It all starts with empathy
As 2016 comes to a close, with Brexit and Trump victories still ringing in our ears, the learning for us to take into 2017, is that it all starts with empathy. Empathy deficit disorder has been responsible for these political upsets, with both pollsters and politicians, being made, very aware, of their lack of vote understanding. This is also a disorder overlooked but pervasive in many businesses.
At work we often see people inclined to be sympathetic with their consumers and colleagues, but not empathetic. Sympathy is a reaction to the plight of others. While we might say "I know how you feel" we mean "I feel sorry for you". Sympathy is less engaged than empathy, amounting to little more than recognition of the situation. It does not mean shared emotion or feelings.
We should not confuse empathy with saying nice things or being tolerant. Film-making and ethnographic insight has shown us that empathy is an act of imagination and critical thinking. Film and ethnography call on powerful storytelling to achieve the connection outcome sought; storytelling is an exercise in empathy. Drawing on empathetic imagination, means connecting to other people's predicaments or dilemma, and then placing them in a position of supreme importance.
This is not always easy to come by, which is why it has always been a mission of ours, to leave people with a feeling, not tell them what they should be feeling.
This is the magic of memorable storytelling.
Whether writing drama or ethnographic scripts, it is essential to explore every element of a character's life, the world they live in and the rich complexity of their relationships. It is impossible to create a character people love or want to know more about, without this back story and understanding. It's not about judging people, as life includes both heroes and villains, and we want the same depth of character for each. Sympathetic storytelling let's sentimentality get in the way of a good story. Without genuine empathy, the characters created and stories told, lack nuance and depth.
Empathy is a capacity within us.
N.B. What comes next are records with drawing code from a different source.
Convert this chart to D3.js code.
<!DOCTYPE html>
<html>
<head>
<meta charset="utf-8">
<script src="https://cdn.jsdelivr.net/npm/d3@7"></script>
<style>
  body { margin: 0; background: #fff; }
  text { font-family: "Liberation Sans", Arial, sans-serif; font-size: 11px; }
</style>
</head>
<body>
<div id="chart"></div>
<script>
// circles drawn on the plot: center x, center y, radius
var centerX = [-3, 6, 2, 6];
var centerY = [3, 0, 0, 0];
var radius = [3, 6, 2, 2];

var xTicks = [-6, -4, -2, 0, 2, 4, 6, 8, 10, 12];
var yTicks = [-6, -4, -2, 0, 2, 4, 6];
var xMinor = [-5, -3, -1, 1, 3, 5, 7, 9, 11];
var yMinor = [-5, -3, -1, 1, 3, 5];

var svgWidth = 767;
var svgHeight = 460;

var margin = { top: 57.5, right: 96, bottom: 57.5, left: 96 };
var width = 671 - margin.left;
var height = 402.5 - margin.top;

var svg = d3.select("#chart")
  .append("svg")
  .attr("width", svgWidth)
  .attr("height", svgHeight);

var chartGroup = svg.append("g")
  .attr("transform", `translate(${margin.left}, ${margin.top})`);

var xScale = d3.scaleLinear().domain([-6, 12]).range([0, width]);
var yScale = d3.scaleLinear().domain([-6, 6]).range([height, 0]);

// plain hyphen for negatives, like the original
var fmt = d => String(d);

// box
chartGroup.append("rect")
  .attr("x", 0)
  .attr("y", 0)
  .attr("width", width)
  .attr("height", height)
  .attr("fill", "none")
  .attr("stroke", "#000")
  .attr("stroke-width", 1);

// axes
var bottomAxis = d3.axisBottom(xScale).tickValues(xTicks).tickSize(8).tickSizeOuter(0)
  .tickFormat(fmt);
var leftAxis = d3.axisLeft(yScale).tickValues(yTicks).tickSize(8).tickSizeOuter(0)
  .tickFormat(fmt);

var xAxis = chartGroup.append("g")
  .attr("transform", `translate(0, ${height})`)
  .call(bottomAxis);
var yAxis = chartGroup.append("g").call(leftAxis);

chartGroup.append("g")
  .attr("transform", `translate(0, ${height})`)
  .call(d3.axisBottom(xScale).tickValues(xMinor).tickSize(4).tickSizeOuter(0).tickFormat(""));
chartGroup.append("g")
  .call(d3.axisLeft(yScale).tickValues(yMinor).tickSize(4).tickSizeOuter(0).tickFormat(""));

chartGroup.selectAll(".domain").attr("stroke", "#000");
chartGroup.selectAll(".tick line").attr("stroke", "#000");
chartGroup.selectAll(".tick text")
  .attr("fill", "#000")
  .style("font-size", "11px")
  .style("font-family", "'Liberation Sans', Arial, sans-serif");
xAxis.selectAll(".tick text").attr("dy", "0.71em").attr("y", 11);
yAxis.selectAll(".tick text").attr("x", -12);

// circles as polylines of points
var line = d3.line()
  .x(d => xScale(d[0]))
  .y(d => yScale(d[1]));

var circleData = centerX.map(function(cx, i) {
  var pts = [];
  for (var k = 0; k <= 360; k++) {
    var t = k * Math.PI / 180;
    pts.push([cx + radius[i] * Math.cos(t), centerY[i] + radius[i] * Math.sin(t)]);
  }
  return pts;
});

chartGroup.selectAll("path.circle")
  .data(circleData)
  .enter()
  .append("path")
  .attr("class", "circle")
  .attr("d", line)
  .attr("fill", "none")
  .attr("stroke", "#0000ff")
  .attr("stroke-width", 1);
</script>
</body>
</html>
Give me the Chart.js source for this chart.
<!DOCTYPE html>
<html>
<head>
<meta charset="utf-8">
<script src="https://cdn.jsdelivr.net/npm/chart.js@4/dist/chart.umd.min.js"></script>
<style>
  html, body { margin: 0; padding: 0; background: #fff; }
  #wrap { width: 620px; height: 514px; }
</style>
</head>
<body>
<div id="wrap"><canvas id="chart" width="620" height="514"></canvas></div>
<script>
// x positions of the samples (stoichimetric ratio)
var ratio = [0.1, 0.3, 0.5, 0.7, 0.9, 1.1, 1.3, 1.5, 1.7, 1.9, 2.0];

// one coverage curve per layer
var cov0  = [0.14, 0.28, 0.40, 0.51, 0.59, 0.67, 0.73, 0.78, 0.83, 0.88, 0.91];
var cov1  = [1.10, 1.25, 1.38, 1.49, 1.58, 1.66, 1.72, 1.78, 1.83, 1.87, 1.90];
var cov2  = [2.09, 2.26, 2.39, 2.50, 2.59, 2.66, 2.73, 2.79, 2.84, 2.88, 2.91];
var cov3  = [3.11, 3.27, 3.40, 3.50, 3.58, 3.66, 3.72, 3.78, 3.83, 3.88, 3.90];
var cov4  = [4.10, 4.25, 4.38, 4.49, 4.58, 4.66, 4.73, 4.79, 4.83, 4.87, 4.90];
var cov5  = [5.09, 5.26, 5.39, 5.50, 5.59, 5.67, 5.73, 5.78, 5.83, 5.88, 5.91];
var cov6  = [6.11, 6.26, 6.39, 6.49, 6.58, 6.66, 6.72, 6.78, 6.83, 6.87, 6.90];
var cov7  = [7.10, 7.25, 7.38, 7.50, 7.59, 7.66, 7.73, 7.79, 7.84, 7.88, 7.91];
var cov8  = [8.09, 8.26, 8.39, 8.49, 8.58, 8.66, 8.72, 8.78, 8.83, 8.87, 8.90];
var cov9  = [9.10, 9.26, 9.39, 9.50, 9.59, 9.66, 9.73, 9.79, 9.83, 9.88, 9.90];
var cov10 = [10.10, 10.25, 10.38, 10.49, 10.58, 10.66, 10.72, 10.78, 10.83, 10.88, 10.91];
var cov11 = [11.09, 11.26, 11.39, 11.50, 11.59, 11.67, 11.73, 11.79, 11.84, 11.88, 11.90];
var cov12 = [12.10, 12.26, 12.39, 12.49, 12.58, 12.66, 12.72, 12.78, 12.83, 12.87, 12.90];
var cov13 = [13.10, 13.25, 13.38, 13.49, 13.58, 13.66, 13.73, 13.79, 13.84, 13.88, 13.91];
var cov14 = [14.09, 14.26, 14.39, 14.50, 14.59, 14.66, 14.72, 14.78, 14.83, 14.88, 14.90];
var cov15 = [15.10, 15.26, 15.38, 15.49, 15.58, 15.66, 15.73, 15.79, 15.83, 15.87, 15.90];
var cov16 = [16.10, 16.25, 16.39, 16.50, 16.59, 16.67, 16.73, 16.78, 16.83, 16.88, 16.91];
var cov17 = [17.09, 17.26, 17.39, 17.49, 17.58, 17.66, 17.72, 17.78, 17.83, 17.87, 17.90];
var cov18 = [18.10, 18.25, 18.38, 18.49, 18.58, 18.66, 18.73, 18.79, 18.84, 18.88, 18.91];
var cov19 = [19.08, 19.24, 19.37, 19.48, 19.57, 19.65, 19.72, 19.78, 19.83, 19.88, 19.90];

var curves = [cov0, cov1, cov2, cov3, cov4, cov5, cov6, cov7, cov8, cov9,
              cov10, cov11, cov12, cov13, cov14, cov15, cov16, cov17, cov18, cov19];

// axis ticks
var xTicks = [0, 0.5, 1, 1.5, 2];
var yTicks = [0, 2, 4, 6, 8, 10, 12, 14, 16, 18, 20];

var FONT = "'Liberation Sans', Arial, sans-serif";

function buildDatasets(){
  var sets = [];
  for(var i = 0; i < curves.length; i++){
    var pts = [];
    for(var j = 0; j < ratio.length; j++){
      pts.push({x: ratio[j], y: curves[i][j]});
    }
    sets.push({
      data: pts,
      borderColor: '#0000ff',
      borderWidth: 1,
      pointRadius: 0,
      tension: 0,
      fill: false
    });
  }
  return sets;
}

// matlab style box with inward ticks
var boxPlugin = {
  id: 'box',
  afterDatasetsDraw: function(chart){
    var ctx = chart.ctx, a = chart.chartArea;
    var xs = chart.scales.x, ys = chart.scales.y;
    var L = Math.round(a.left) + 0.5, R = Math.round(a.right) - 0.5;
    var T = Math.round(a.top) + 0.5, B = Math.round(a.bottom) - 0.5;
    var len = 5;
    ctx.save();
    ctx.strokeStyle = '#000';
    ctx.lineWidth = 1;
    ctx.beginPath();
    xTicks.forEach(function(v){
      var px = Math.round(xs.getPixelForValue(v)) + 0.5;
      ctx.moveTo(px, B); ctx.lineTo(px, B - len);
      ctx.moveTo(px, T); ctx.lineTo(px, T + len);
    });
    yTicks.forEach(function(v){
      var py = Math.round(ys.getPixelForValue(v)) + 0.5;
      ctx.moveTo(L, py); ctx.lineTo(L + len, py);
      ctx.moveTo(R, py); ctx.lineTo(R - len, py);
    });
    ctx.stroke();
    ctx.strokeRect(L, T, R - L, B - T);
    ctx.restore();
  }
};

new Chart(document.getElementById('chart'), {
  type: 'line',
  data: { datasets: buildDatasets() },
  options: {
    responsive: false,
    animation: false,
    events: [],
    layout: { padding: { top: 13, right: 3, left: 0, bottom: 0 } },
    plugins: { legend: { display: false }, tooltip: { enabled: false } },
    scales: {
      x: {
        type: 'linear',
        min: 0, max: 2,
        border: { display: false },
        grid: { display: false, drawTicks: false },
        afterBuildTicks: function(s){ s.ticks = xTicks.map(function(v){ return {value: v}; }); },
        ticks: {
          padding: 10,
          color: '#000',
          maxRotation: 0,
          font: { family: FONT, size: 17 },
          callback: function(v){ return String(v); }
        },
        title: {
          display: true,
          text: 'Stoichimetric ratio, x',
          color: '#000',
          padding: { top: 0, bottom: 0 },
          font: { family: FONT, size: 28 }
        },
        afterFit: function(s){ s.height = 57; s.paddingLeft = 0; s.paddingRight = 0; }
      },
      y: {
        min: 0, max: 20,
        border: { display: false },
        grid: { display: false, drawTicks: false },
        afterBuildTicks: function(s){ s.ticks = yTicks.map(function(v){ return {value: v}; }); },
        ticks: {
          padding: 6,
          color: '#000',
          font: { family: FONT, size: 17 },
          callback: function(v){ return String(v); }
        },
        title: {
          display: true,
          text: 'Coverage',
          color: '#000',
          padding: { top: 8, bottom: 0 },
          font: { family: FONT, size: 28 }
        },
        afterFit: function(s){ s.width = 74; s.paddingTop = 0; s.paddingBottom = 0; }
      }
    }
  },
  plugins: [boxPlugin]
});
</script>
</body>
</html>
Functional magnetic resonance imagery shows regions of the brain, that involve both emotions and physical sensations, light up when we become aware of a person's distress or joy, as we literally feel their pain or pleasure. Only psychotic minds are devoid of empathy. And we can exercise our empathy like a muscle, by cultivating our curiosity about strangers and being imaginative in trying to understand people whose beliefs contradict our own.
Whatever the focus or task, it should start with empathy. To create new and better ways of doing things, we need to understand the people and world we are creating them for.